El pasado 28 de abril, sin aviso previo, gran parte de España y Portugal quedaron sumidos en una oscuridad total.
Semáforos inmóviles, trenes detenidos y ascensores parados comprobaron que basta un fallo en una línea de alta tensión para que ciudades enteras se paralicen. Aquella jornada histórica obligó a mirar de frente la fragilidad de una red eléctrica que damos por inquebrantable.
Yo volvía a Madrid tras una breve escala en otra ciudad y, aunque mi anécdota personal es secundaria, bastó para notar que sin luz cualquier trayecto se convierte en un desafío: estaciones a oscuras, máquinas que no responden y una imposibilidad para conseguir comida que hace que tengas hambre que se alarga hasta la noche.
Pero más allá del contratiempo particular, lo relevante es la reflexión colectiva que surge ante un apagón de esta envergadura.
Primero, constatamos nuestra absoluta dependencia de la electricidad.
En España, un país de primer nivel, un corte en un cable bastó para hundir el tráfico, interrumpir el comercio y dejar incomunicados a miles. Imaginemos un quirófano detenido, un hospital sin respaldo suficiente o farmacias sin refrigeración: la luz no es un lujo, sino la base de cada servicio esencial.
Si un gran sistema desarrollado tambalea, merece preguntarse qué ocurriría en territorios en los que las redes son menos sólidas.
En segundo lugar, aquel apagón expuso la rigidez de quienes vivimos confiados en la tecnología. Sin apps, sin tarjetas ni datos, no hubo sistema de reparto ni aplicación que funcionara.
España, con toda su modernidad, apenas supo reaccionar y sufrió paralizaciones masivas.
Contrastemos esto con la capacidad de adaptación de la sociedad colombiana: allí, ante un corte recurrente, muchos habrían improvisado rutas de venta callejera, interrumpido semáforos con linternas y pactado pagos en efectivo. Colombia sabe reinventar sus mercados y negocios en cualquier crisis, pues la escasez despierta creatividad y solidaridad antes que la resignación.
Finalmente, cabe preguntarse si estamos preparados para un mix energético verdaderamente resiliente. Europa presume de parques eólicos y solares, pero esas fuentes dependen de condiciones variables.

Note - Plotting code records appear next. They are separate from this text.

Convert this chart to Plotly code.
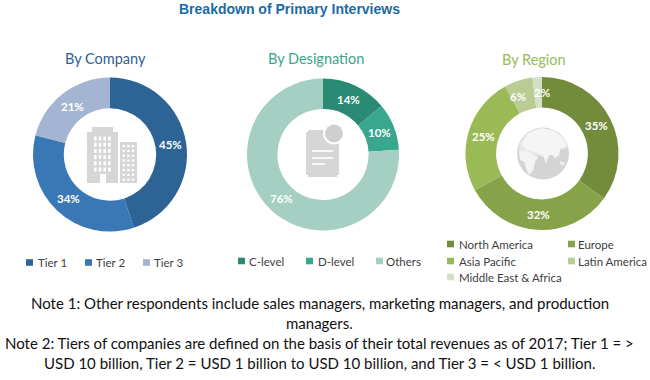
import math
import plotly.graph_objects as go

W, H = 650, 380

company_labels = ["Tier 1", "Tier 2", "Tier 3"]
company_values = [45, 34, 21]
company_colors = ["#2e6396", "#3a78b5", "#a3b5d3"]

designation_labels = ["C-level", "D-level", "Others"]
designation_values = [14, 10, 76]
designation_colors = ["#2a8a74", "#39a78e", "#a6cfc3"]

region_labels = ["North America", "Europe", "Asia Pacific", "Latin America", "Middle East & Africa"]
region_values = [35, 32, 25, 6, 2]
region_colors = ["#738c3b", "#86a34a", "#9aba56", "#b8cc94", "#d5dfc4"]

title_text = "Breakdown of Primary Interviews"
notes = [
    "Note 1: Other respondents include sales managers, marketing managers, and production",
    "managers.",
    "Note 2: Tiers of companies are defined on the basis of their total revenues as of 2017; Tier 1 = >",
    "USD 10 billion, Tier 2 = USD 1 billion to USD 10 billion, and Tier 3 = < USD 1 billion.",
]
note_y = [302.5, 323, 343, 363]

BODY = "Lato, 'Open Sans', sans-serif"
GREY = "#d6d6d6"


def fx(x):
    return x / W


def fy(y):
    return 1 - y / H


fig = go.Figure()
shapes = []
annotations = []


def text(t, x, y, size, color, family=BODY, anchor="center", weight="normal"):
    annotations.append(dict(text=t, x=fx(x), y=fy(y), xref="paper", yref="paper", showarrow=False,
                            xanchor=anchor, yanchor="middle",
                            font=dict(family=family, size=size, color=color, weight=weight)))


def rect(x0, y0, x1, y1, color=GREY):
    shapes.append(dict(type="rect", xref="paper", yref="paper", x0=fx(x0), x1=fx(x1),
                       y0=fy(y1), y1=fy(y0), fillcolor=color, line=dict(width=0), layer="above"))


def circle(cx, cy, r, color):
    shapes.append(dict(type="circle", xref="paper", yref="paper", x0=fx(cx - r), x1=fx(cx + r),
                       y0=fy(cy + r), y1=fy(cy - r), fillcolor=color, line=dict(width=0), layer="above"))


def poly(points, color):
    d = "M " + " L ".join(f"{fx(x):.4f},{fy(y):.4f}" for x, y in points) + " Z"
    shapes.append(dict(type="path", xref="paper", yref="paper", path=d, fillcolor=color,
                       line=dict(width=0), layer="above"))


def donut(labels, values, colors, cx, cy, r, nudges=None):
    fig.add_trace(go.Pie(
        labels=labels, values=values,
        domain=dict(x=[fx(cx - r), fx(cx + r)], y=[fy(cy + r), fy(cy - r)]),
        hole=0.6, sort=False, direction="clockwise", rotation=0,
        marker=dict(colors=colors, line=dict(width=0)),
        textinfo="none", showlegend=False,
    ))
    total = sum(values)
    cum = 0
    for i, v in enumerate(values):
        a = 2 * math.pi * (cum + v / 2) / total
        cum += v
        dx = (nudges or {}).get(i, (0, 0))
        text(f"{v}%", cx + 61 * math.sin(a) + dx[0], cy - 61 * math.cos(a) + dx[1], 11.5, "white", weight="bold")


def legend(labels, colors, swatch_x, text_x, rows):
    for lab, col, sx, tx, yy in zip(labels, colors, swatch_x, text_x, rows):
        rect(sx, yy - 3.3, sx + 7, yy + 3.3, col)
        text(lab, tx - 1.5, yy, 11.5, "#404040", anchor="left")


donut(company_labels, company_values, company_colors, 110, 154.5, 77)
donut(designation_labels, designation_values, designation_colors, 323, 154.5, 76)
donut(region_labels, region_values, region_colors, 542, 153.5, 76.5, nudges={3: (-5, 1.5), 4: (4, 0)})

legend(company_labels, company_colors, [26, 85, 143], [37, 95, 153], [262.5] * 3)
legend(designation_labels, designation_colors, [238, 306, 376], [248, 317, 385], [261] * 3)
legend(region_labels, region_colors, [447, 568, 447, 568, 447], [458, 577, 458, 577, 458],
       [244, 244, 261, 261, 277])

# building icon
rect(87, 132, 118, 183)
rect(92, 127, 113, 132)
rect(120, 142, 137, 183)
for row in range(6):
    for col in range(4):
        rect(94 + col * 4.7, 136.5 + row * 6.2, 96.6 + col * 4.7, 140.5 + row * 6.2, "white")
for row in range(8):
    for col in range(3):
        rect(122.5 + col * 4.6, 145 + row * 4.8, 125 + col * 4.6, 147.2 + row * 4.8, "white")
rect(100, 174, 106, 183, "white")

# document icon
rect(306, 132, 339, 175)
rect(308, 130, 337, 177)
for yy, x1 in ((151, 333), (158, 333), (164, 325)):
    rect(312, yy - 0.8, x1, yy + 0.8, "white")
circle(334, 133.5, 10.8, "white")
circle(334, 133.5, 9, "#cfcfcf")

# globe icon
circle(543, 153.5, 26, "#d4d4d4")


def gz(points):
    return [(510 + x / 3, 120 + y / 3) for x, y in points]


poly(gz([(26, 105), (28, 72), (45, 46), (70, 30), (100, 25), (135, 32), (160, 52), (174, 82), (150, 90),
         (100, 110), (60, 100)]), "#e9e9e9")
poly(gz([(35, 75), (55, 40), (90, 25), (130, 30), (165, 60), (170, 80), (150, 85), (148, 105), (135, 115),
         (128, 105), (118, 105), (108, 130), (98, 105), (85, 100), (70, 95), (50, 90)]), "#f5f5f5")
poly(gz([(28, 95), (45, 92), (65, 100), (85, 112), (75, 125), (70, 150), (58, 165), (50, 150), (42, 125), (30, 120)]), "#f3f3f3")
poly(gz([(148, 122), (165, 128), (160, 138), (150, 133)]), "#ececec")

text(title_text, 289.5, 9, 14, "#1c6aa6", family="Liberation Sans", weight="bold")
text("By Company", 106, 58, 14.5, "#2f5f8e")
text("By Designation", 316, 58, 14.5, "#3aa58d")
text("By Region", 534, 59, 14.5, "#9aba56")
for t, yy in zip(notes, note_y):
    text(t, 319.5, yy, 15, "#111111")

fig.update_layout(
    width=W, height=H, margin=dict(l=0, r=0, t=0, b=0), autosize=False,
    paper_bgcolor="white", plot_bgcolor="white", shapes=shapes, annotations=annotations,
    font=dict(family=BODY, color="#404040", size=11), showlegend=False,
)

fig.write_html("out.html", config={"displayModeBar": False},
               post_script="document.body.style.margin='0';document.body.style.overflow='hidden';")
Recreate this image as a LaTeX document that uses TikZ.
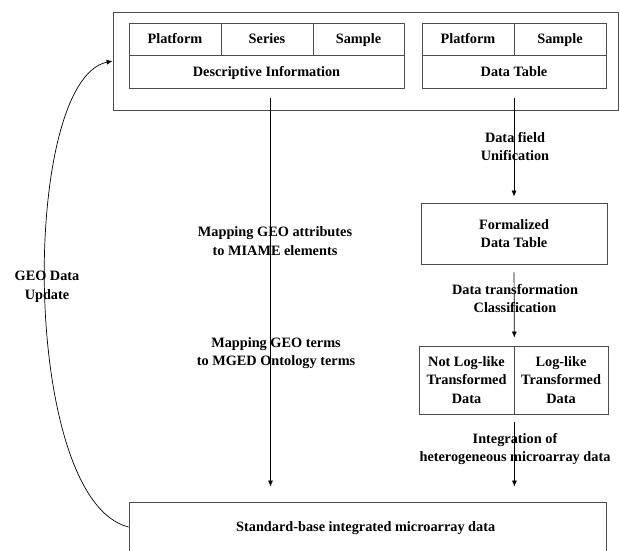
\documentclass[tikz,border=0pt]{standalone}
\usepackage{fontspec}
\setmainfont{Liberation Serif}
\usetikzlibrary{arrows.meta}
\begin{document}
\begin{tikzpicture}[x=1pt,y=-1pt,
  box/.style={draw=black!70, line width=0.8pt, inner sep=0pt, align=center,
    font=\fontsize{14.3}{18.5}\selectfont\bfseries},
  cell/.style={box, text height=11pt, text depth=1.6pt},
  lbl/.style={align=center, font=\fontsize{14.3}{18.5}\selectfont\bfseries},
  flow/.style={draw=black, line width=0.7pt, -{Latex[length=6pt,width=5pt]}}]
% GEO 資料經對應與轉換後整合成標準化的 microarray 資料
\useasboundingbox (0,0) rectangle (620,550);

\node[box, minimum width=505pt, minimum height=98pt] (GEO) at (365.5,61) {};

\foreach \n/\s/\x/\y/\w/\h/\t in
{ DescPlatform/cell/175/39/92/32/Platform,
    DescSeries/cell/267/39/92/32/Series,
    DescSample/cell/358.5/39/91/32/Sample,
    DescInfo/cell/266.5/71.5/275/33/Descriptive Information,
    DataPlatform/cell/468/39/92/32/Platform,
    DataSample/cell/560/39/92/32/Sample,
    DataTable/cell/514/71.5/184/33/Data Table,
    Formalized/box/514/233.5/186/61/{Formalized\\Data Table},
    NotLog/box/466.5/380/95/68/{Not Log-like\\Transformed\\Data},
    LogLike/box/561/380/94/68/{Log-like\\Transformed\\Data},
    Standard/cell/367.5/527/477/50/Standard-base integrated microarray data
}
{
    \node[\s, minimum width=\w pt, minimum height=\h pt] (\n) at (\x,\y) {\t};
};

\node[lbl] (UnifyLbl) at (515,146.5) {Data field\\Unification};
\node[lbl] (ClassLbl) at (515,298.5) {Data transformation\\Classification};
\node[lbl] (IntegLbl) at (515,449) {Integration of\\heterogeneous microarray data};
\node[lbl] (MiameLbl) at (275,241) {Mapping GEO attributes\\to MIAME elements};
\node[lbl] (MgedLbl) at (276,353) {Mapping GEO terms\\to MGED Ontology terms};
\node[lbl] (UpdateLbl) at (47,287) {GEO Data\\Update};

\draw[flow, shorten <=10pt, shorten >=15pt]
([xshift=4pt]DescInfo.south) -- ([xshift=4pt]Standard.north -| DescInfo.south);
\draw[flow, shorten <=10pt, shorten >=6pt] (DataTable.south) -- (Formalized.north);
\draw[flow, shorten <=8pt, shorten >=8pt] (Formalized.south) -- (NotLog.north east);
\draw[flow, shorten <=8pt, shorten >=15pt] (NotLog.south east) -- (Standard.north -| NotLog.east);

\draw[flow] (Standard.west) .. controls (20,500) and (20,80) .. (GEO.west);
\end{tikzpicture}
\end{document}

Si un apagón como el del 28 de abril se prolongara varios días y la mayoría de los vehículos fueran eléctricos sin puntos de recarga suficientes, el caos sería mayor.
En ese escenario, la energía nuclear (tan cuestionada) ofrece generación ininterrumpida y sin emisiones. ¿No vale la pena considerar un equilibrio que combine renovables, almacenamiento masivo y reactores de nueva generación?
Este corte masivo en la península Ibérica no busca señalar culpables, sino invitar a una reflexión social profunda. Si un país desarrollado tropieza con un apagón histórico, en Colombia y Manizales urge preguntarse cómo responderíamos frente a un apagón nacional prolongado.
¿Contamos con protocolos de emergencia en hospitales, sistemas de transporte alternativo y esquemas de comunicación? Si incluso en un país con redes de primer nivel todo se paraliza, ¿qué nos espera en uno con más cuellos de botella?
Que este apagón no quede en anécdota si no que nos abra los ojos para estar discutiendo lo que realmente importa.